Article 12 of The Chicago Statement on Biblical Inerrancy reads as follows:

We affirm that Scripture in its entirety is inerrant, being free from all falsehood, fraud, or deceit.

We deny that Biblical infallibility and inerrancy are limited to spiritual, religious, or redemptive themes, exclusive of assertions in the fields of history and science. We further deny that scientific hypotheses about earth history may properly be used to overturn the teaching of Scripture on creation and the flood.

In other words, the creators of the doctrine of inerrancy would say it is inappropriate for sound reason and historical and scientific evidence to trump a story written by ancient people regarding the origins of the earth and of humanity. Despite all of the evidence to the contrary, holding to inerrancy forces Evangelicals to reject a scientific theory that has been proven and tested by scientists for decades.

in-a-book
David Hayward – http://nakedpastor.com

This is not to mention the fact that the term “inerrancy” is found nowhere in the biblical text itself, nor is the idea that every word of the biblical text must be historically factual for it to retain its authority within Christianity. To say that the writings within the Bible are inerrant (and must be to maintain its authority in matters of faith and practice) imposes particularly modern ways of thinking onto a book of ancient writings. The Bible was never meant to conform to this kind of modern scrutiny. It can’t, and we shouldn’t expect it to.

Evolution & Adam

If we lose the idea that the Bible is inerrant, but still remain adamant about its authority for matters of faith and practice, this means that we still need to figure out what to do with the Genesis creation account(s) and particularly the story of Adam – if we are to accept evolution as true. Just as the discovery of a heliocentric galaxy shook the foundations of pre-modern Christianity, but is now widely accepted because of our misunderstanding of what the Bible meant in certain places, the same can be said for the discovery and acceptance of evolution and its relation to our understanding of God and Scripture.funny-Adam-Eve-white-evolution

In general, biblical scholars date the writing and compilation of much of the Hebrew Bible to the exilic and post-exilic periods. (VERY) Broadly speaking, after being kicked out of their land, Israel needed to find a way to maintain its identity as the people of Yahweh and their relationship to God. As such, the creation account in Genesis – and particularly Genesis 2 and 3 – reveals Adam as a type of “proto-Israel.” In other words, the story of Adam can be better understood as Israel attempting to understand itself and its actions through a mythological character (where myth is an ancient, pre-scientific way of understanding origins – see Peter Enns, Inspiration and Incarnation).
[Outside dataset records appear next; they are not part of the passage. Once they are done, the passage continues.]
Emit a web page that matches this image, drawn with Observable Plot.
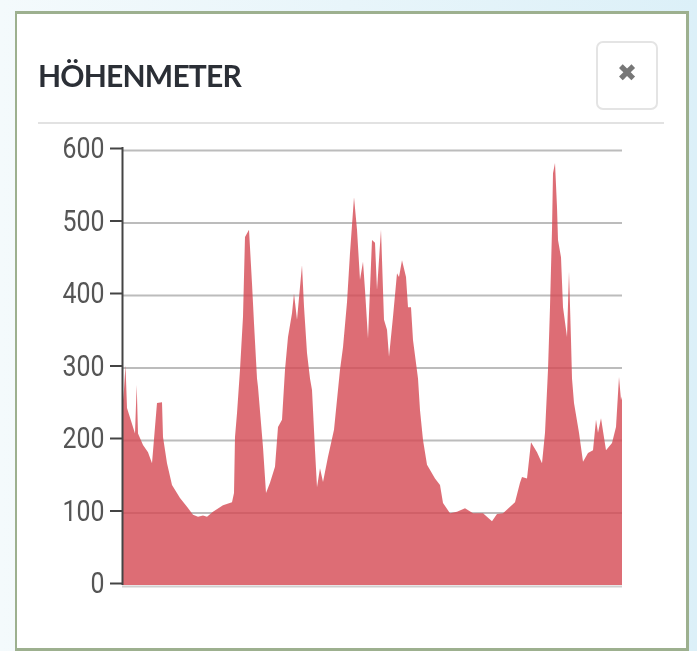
<!DOCTYPE html>
<html lang="de">
<head>
<meta charset="utf-8">
<script src="https://cdn.jsdelivr.net/npm/d3@7"></script>
<script src="https://cdn.jsdelivr.net/npm/@observablehq/plot@0.6"></script>
<style>
html,body{margin:0;padding:0;width:697px;height:651px;overflow:hidden;background:linear-gradient(90deg,#f4fafc 0%,#dcf0f8 100%);}
#card{position:absolute;left:15px;top:11px;width:669px;height:634px;background:#fff;border:3px solid #9db08f;border-left-width:2px;}
#title{position:absolute;left:38px;top:56px;font:700 30px Lato,sans-serif;color:#2b2f36;line-height:38px;letter-spacing:-.8px;filter:blur(.4px);}
#close{position:absolute;left:596px;top:41px;width:58px;height:65px;border:2px solid #e4e4e4;border-radius:7px;color:#777;font:400 24px "DejaVu Sans",sans-serif;text-align:center;line-height:60px;filter:blur(.4px);}
#rule{position:absolute;left:38px;top:122px;width:626px;height:2px;background:#e2e2e2;}
#chart{position:absolute;left:0;top:130px;filter:blur(.5px);}
#chart svg{background:transparent;}
</style>
</head>
<body>
<div id="card"></div>
<div id="title">HÖHENMETER</div>
<div id="close">✖</div>
<div id="rule"></div>
<div id="chart"></div>
<script>
const distance = [0,2,3.5,5,13,14.7,16,21,26,30,33,35,40,41,45,50,58,65,71,76,81,85,91,101,110,112,113,115,118,121,123,127,130,132,135,136,141,144,148,153,156,160,163,166,170,172,175,178,180,182,185,188,190,193,195,198,201,206,212,218,221,225,228,232,235,238,241,243,246,250,253,255,259,262,265,267,271,275,277,280,284,286,289,291,296,298,301,305,313,318,321,328,335,343,351,361,370,375,381,393,398,400,405,409,415,420,423,426,428,430,431,433,435,436,439,441,445,447,449,450,452,457,461,466,471,474,476,479,484,490,494,497,499,500];
const elevation = [240,270,303,244,209,276,209,193,183,168,218,251,252,204,168,138,120,108,97,94,96,94,101,110,114,127,204,237,297,370,480,490,416,361,285,273,190,127,141,163,218,228,297,342,375,402,366,411,441,384,320,285,269,186,135,161,142,177,214,297,328,390,458,535,490,421,446,407,340,476,472,407,490,366,352,315,370,430,425,448,425,383,383,338,285,241,200,166,147,138,113,99,101,106,99,99,88,98,99,114,141,149,147,197,183,168,210,297,383,490,568,582,521,476,452,383,342,432,338,285,251,210,170,182,186,228,210,230,186,196,218,287,255,260];
const yTicks = [0,100,200,300,400,500,600];
const rows = distance.map((d,i)=>({d,e:elevation[i]}));

const chart = Plot.plot({
  width:697,height:480,
  marginLeft:122,marginRight:75,marginTop:20,marginBottom:25,
  style:{background:"transparent",overflow:"visible"},
  x:{domain:[0,500],axis:null},
  y:{domain:[0,600],axis:null},
  marks:[
    Plot.ruleY(yTicks.slice(1),{stroke:"#bcbcbc",strokeWidth:2,x1:0,x2:500}),
    Plot.ruleY([0],{stroke:"#cfcfcf",strokeWidth:2,x1:0,x2:500,dy:1}),
    Plot.areaY(rows,{x:"d",y:"e",fill:"#d54853",fillOpacity:0.8,curve:"linear"}),
    Plot.axisY({ticks:yTicks,tickSize:12,tickPadding:6,strokeWidth:2,stroke:"#444",color:"#555",fontSize:30,fontFamily:"Roboto,sans-serif",label:null,textStroke:"none",dy:-2}),
    Plot.ruleX([0],{y1:0,y2:604,stroke:"#444",strokeWidth:2})
  ]
});
document.getElementById("chart").append(chart);
chart.querySelectorAll("text").forEach(t=>{
  t.setAttribute("textLength", t.textContent.trim().length*14);
  t.setAttribute("lengthAdjust","spacingAndGlyphs");
});
</script>
</body>
</html>
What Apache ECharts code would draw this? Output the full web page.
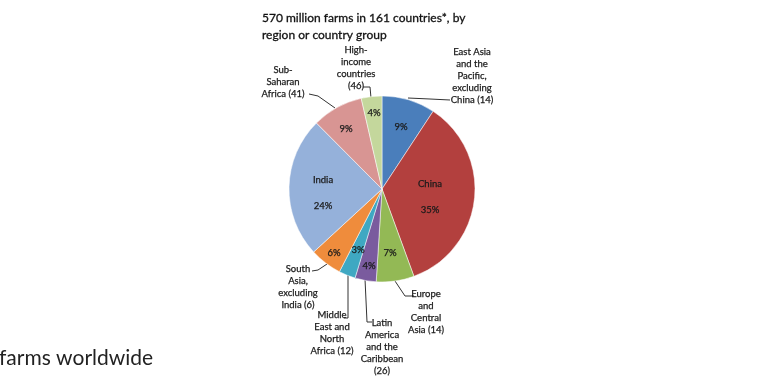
<!DOCTYPE html>
<html><head><meta charset="utf-8">
<script src="https://cdn.jsdelivr.net/npm/echarts@6/dist/echarts.min.js"></script>
<style>html,body{margin:0;padding:0;background:#fff}#c{width:768px;height:384px}</style>
</head><body><div id="c"></div>
<script>
const categories = ['East Asia and the Pacific, excluding China', 'China', 'Europe and Central Asia', 'Latin America and the Caribbean', 'Middle East and North Africa', 'South Asia, excluding India', 'India', 'Sub-Saharan Africa', 'High-income countries'];
const shares = [9.3, 35.3, 6.6, 3.7, 2.9, 5.6, 24.5, 8.9, 3.6];
const countryCounts = [14, null, 14, 26, 12, 6, null, 41, 46];
const outsideLabels = ['East Asia\nand the\nPacific,\nexcluding\nChina (14)', '', 'Europe\nand\nCentral\nAsia (14)', 'Latin\nAmerica\nand the\nCaribbean\n(26)', 'Middle\nEast and\nNorth\nAfrica (12)', 'South\nAsia,\nexcluding\nIndia (6)', '', 'Sub-\nSaharan\nAfrica (41)', 'High-\nincome\ncountries\n(46)'];
const insideNames = ['', 'China', '', '', '', '', 'India', '', ''];
const titleText = '570 million farms in 161 countries*, by\nregion or country group';
const footText = 'farms worldwide';

const colors = ['#4a7ebb', '#b3403e', '#93b955', '#7a5b9e', '#3fa8c2', '#ef8c3c', '#95b1da', '#d89593', '#c4d79c'];
// label layout (positions only)
const inPos = [[401,127],[430,197],[390,253],[369,266],[358,250],[334,253],[323,193],[346,129],[374,113]];
const outPos = [[472,76],null,[426,312],[382,347],[332,333],[298,287],null,[283,82],[356,68]];
const linePts = [
  [[408,98],[430,99],[450,100]], null,
  [[395,281],[405,296],[414,296]],
  [[365,279],[367,322],[372,322]],
  [[348,274],[348,318],[344,318]],
  [[312,271],[318,270],[327,264]], null,
  [[309,94],[318,96],[335,108]],
  [[363,87],[370,87],[371,98]]
];
const FONT = 'Lato';

const chart = echarts.init(document.getElementById('c'), null, {renderer: 'canvas'});
const baseData = categories.map((n, i) => ({name: n, value: shares[i], itemStyle: {color: colors[i]}}));
const outData = categories.map((n, i) => ({
  name: n, value: shares[i],
  label: {show: !!outsideLabels[i]},
  labelLine: {show: !!outsideLabels[i]}
}));

chart.setOption({
  animation: false,
  title: {
    text: titleText, left: 257, top: 5,
    textStyle: {fontFamily: FONT, fontSize: 12, fontWeight: 'normal', color: '#111', lineHeight: 17,
      textBorderColor: '#111', textBorderWidth: 0.3}
  },
  graphic: [{
    type: 'text', left: -1, top: 348,
    style: {text: footText, font: '21px ' + FONT, fill: '#222'}
  }],
  series: [
    {
      type: 'pie', center: [382, 189], radius: 93, startAngle: 90, clockwise: true,
      data: baseData,
      itemStyle: {borderColor: '#fff', borderWidth: 0.5},
      label: {
        show: true, position: 'inside', fontFamily: FONT, fontSize: 9.5, color: '#1a1a1a', lineHeight: 13,
        textBorderColor: '#1a1a1a', textBorderWidth: 0.25,
        formatter: p => (insideNames[p.dataIndex] ? insideNames[p.dataIndex] + '\n\n' : '') + Math.round(p.percent) + '%'
      },
      labelLayout: p => ({x: inPos[p.dataIndex][0], y: inPos[p.dataIndex][1], align: 'center', verticalAlign: 'middle'}),
      emphasis: {disabled: true}
    },
    {
      type: 'pie', center: [382, 189], radius: 93, startAngle: 90, clockwise: true, silent: true,
      data: outData,
      itemStyle: {color: 'rgba(0,0,0,0)'},
      label: {
        show: true, position: 'outside', fontFamily: FONT, fontSize: 9.5, color: '#1a1a1a', lineHeight: 12, align: 'center',
        textBorderColor: '#1a1a1a', textBorderWidth: 0.25,
        formatter: p => outsideLabels[p.dataIndex]
      },
      labelLine: {show: true, lineStyle: {color: '#333', width: 1}},
      labelLayout: p => {
        const i = p.dataIndex;
        if (!outPos[i]) return {};
        return {x: outPos[i][0], y: outPos[i][1], align: 'center', verticalAlign: 'middle', labelLinePoints: linePts[i]};
      },
      emphasis: {disabled: true}
    }
  ]
});
</script></body></html>
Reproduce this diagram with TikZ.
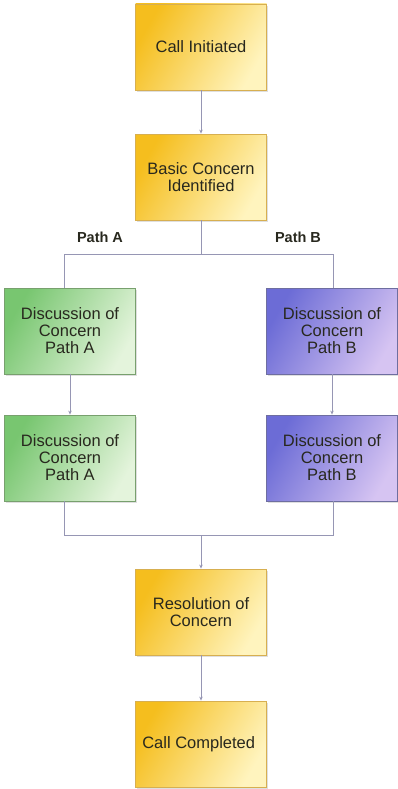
\documentclass[tikz,border=0pt]{standalone}
\usepackage{fontspec}
\setmainfont{Liberation Sans}
\usepackage{tikz}
\usetikzlibrary{arrows.meta, shadows}
\definecolor{goldA}{RGB}{245,190,30}
\definecolor{goldB}{RGB}{255,244,190}
\definecolor{goldE}{RGB}{215,175,80}
\definecolor{grnA}{RGB}{120,198,112}
\definecolor{grnB}{RGB}{228,244,220}
\definecolor{grnE}{RGB}{120,160,110}
\definecolor{bluA}{RGB}{108,108,214}
\definecolor{bluB}{RGB}{214,196,242}
\definecolor{bluE}{RGB}{110,110,160}
\definecolor{conn}{RGB}{150,150,180}
\definecolor{txt}{RGB}{40,40,30}
\tikzset{
  box/.style={draw, line width=0.8pt, minimum width=131pt, minimum height=86pt,
    align=center, text=txt, font=\fontsize{16.5}{17}\selectfont,
    drop shadow={shadow xshift=1pt, shadow yshift=-2pt, opacity=0.25}},
  gold/.style={box, draw=goldE, left color=goldA, right color=goldB, shading angle=60},
  grn/.style={box, draw=grnE, left color=grnA, right color=grnB, shading angle=60},
  blu/.style={box, draw=bluE, left color=bluA, right color=bluB, shading angle=60},
  conline/.style={draw=conn, line width=1pt},
  tip/.style={conline, -{Stealth[length=4pt, width=3.5pt]}},
  pathlbl/.style={font=\fontsize{14.5}{16}\selectfont\bfseries, text=txt}
}
\begin{document}
\begin{tikzpicture}[x=1pt, y=-1pt]
\useasboundingbox (0,0) rectangle (398,789);
% boxes
\foreach \n/\s/\x/\y/\t in {
call/gold/201/47/{Call Initiated},
basic/gold/201/177/{Basic Concern\\Identified},
dA1/grn/70/331/{Discussion of\\Concern\\Path A},
dA2/grn/70/458/{Discussion of\\Concern\\Path A},
dB1/blu/332/331/{Discussion of\\Concern\\Path B},
dB2/blu/332/458/{Discussion of\\Concern\\Path B},
res/gold/201/612/{Resolution of\\Concern},
done/gold/201/744/{Call Completed}
}{
\node[\s] (\n) at (\x,\y) {\t};
}
\node[pathlbl] (lblA) at (100,237) {Path A};
\node[pathlbl] (lblB) at (298,237) {Path B};
% connectors
\coordinate (sp) at (201,254);
\coordinate (spA) at (64,254);
\coordinate (spB) at (333,254);
\coordinate (jn) at (201,535);
\coordinate (jnA) at (64,535);
\coordinate (jnB) at (333,535);
\draw[tip] (call) -- (basic);
\draw[conline] (basic) -- (sp);
\draw[conline] (spA) -- (spB);
\draw[conline] (spA) -- (spA |- dA1.north);
\draw[conline] (spB) -- (spB |- dB1.north);
\draw[tip] (dA1) -- (dA2);
\draw[tip] (dB1) -- (dB2);
\draw[conline] (jnA |- dA2.south) -- (jnA) -- (jnB) -- (jnB |- dB2.south);
\draw[tip] (jn) -- (res);
\draw[tip] (res) -- (done);
\end{tikzpicture}
\end{document}
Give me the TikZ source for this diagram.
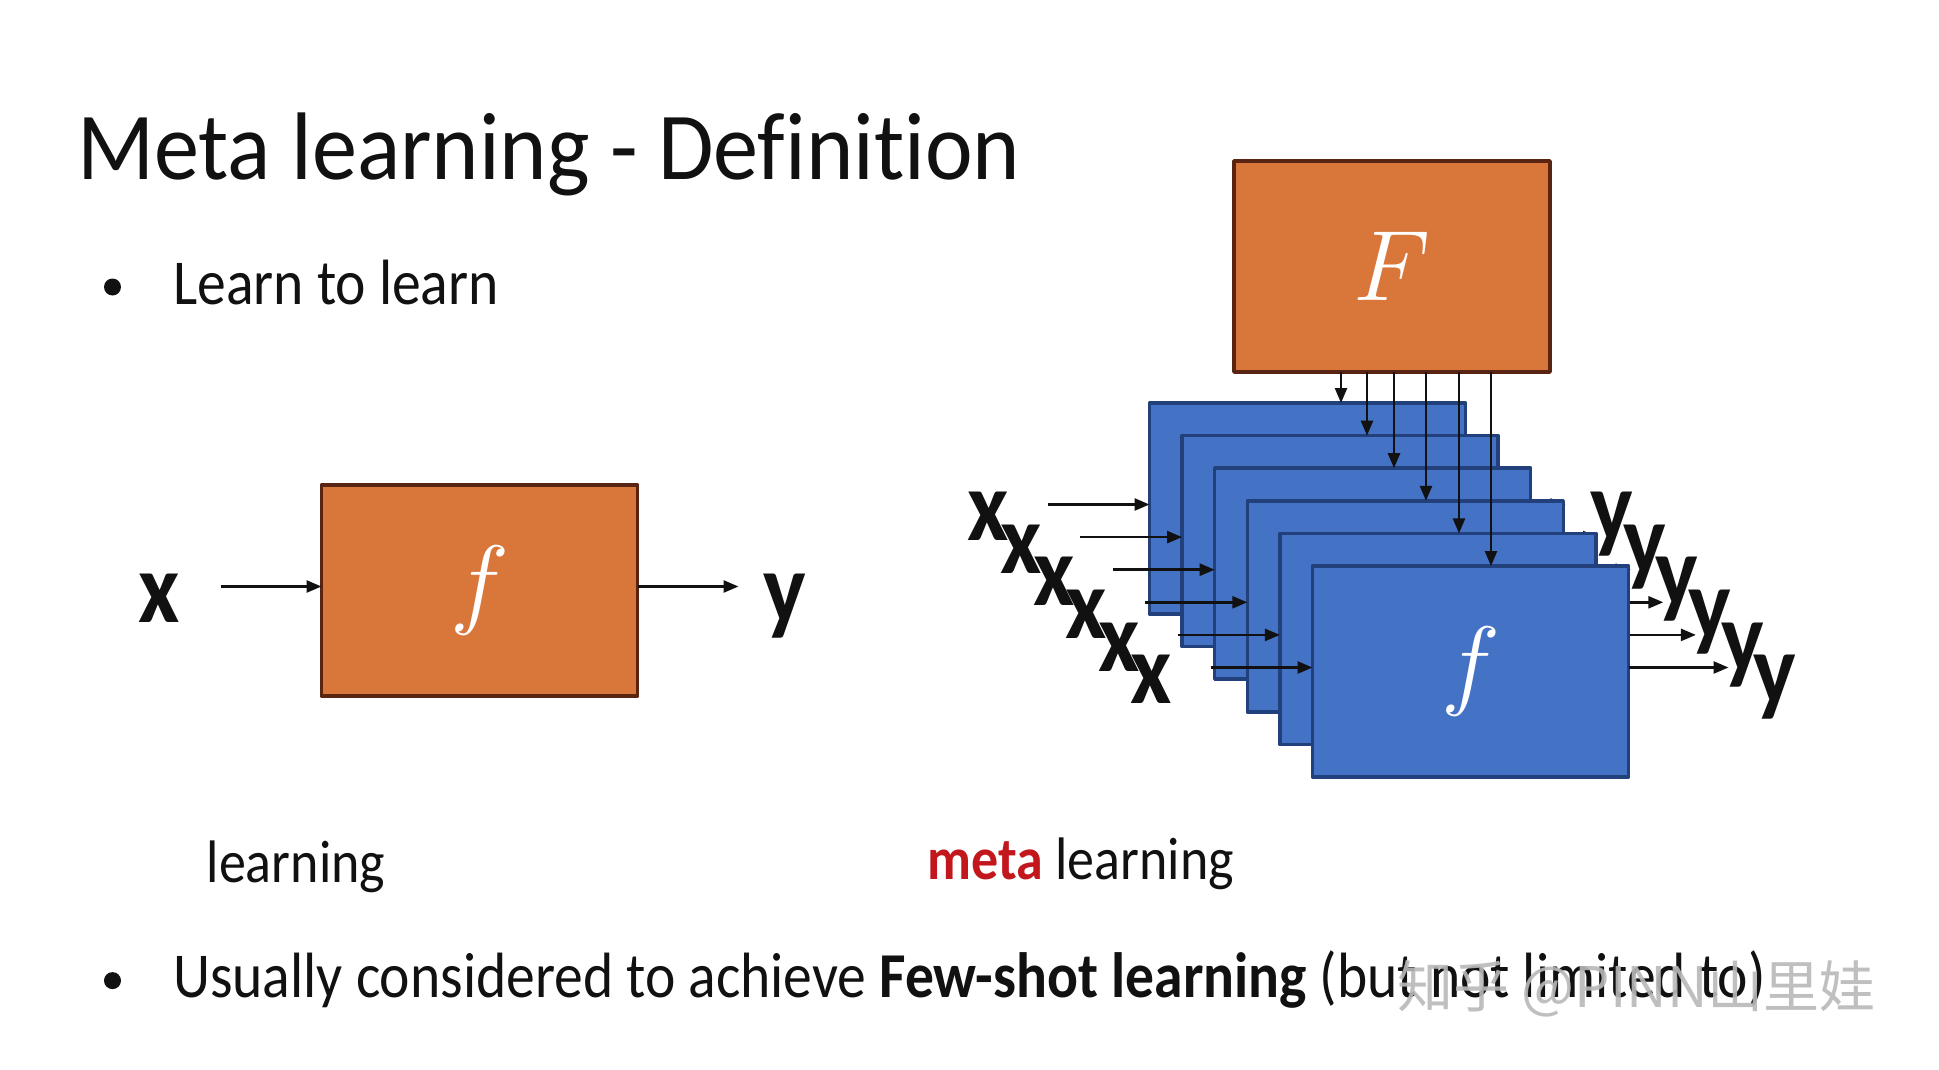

The parallels between Israel’s history and the story of Adam are pretty stark. Enns shows a few of the parallels at BioLogos:

Israel’s history as a nation can be broken down as follows:

    • Israel is “created” by God at the exodus through a cosmic battle (gods are defeated and the Red Sea is “divided”);
    • The Israelites are given Canaan to inhabit, a lush land flowing with milk and honey;
    • They remain in the land as long as they obey the Mosaic law;
  • They persist in a pattern of disobedience and are exiled to Babylon.

Israel’s history parallels Adam’s drama in Genesis:

    • Adam is created in Genesis 2 after the taming of chaos in Genesis 1;
    • Adam is placed in a lush garden;
    • Law (not to eat of the Tree of the Knowledge of Good and Evil) is given as a stipulation for remaining in the garden;
  • Adam and Eve disobey and are exiled.

An understanding of Adam as “proto-Israel” greatly helps in the attempt to maintain some sense of biblical authority while also allowing scholars and scientists to honestly observe and interpret data without being bound to some false interpretation of Genesis as a divinely inspired scientific textbook that trumps our ability to observe and interpret natural phenomena.

What we simply cannot do is try to retain “inerrancy” as a doctrine if we are going to accept evolution as a scientific reality. It is not a claim the Bible makes about itself, nor does it affect the authority of the Bible in the faith and lives of Christ-followers.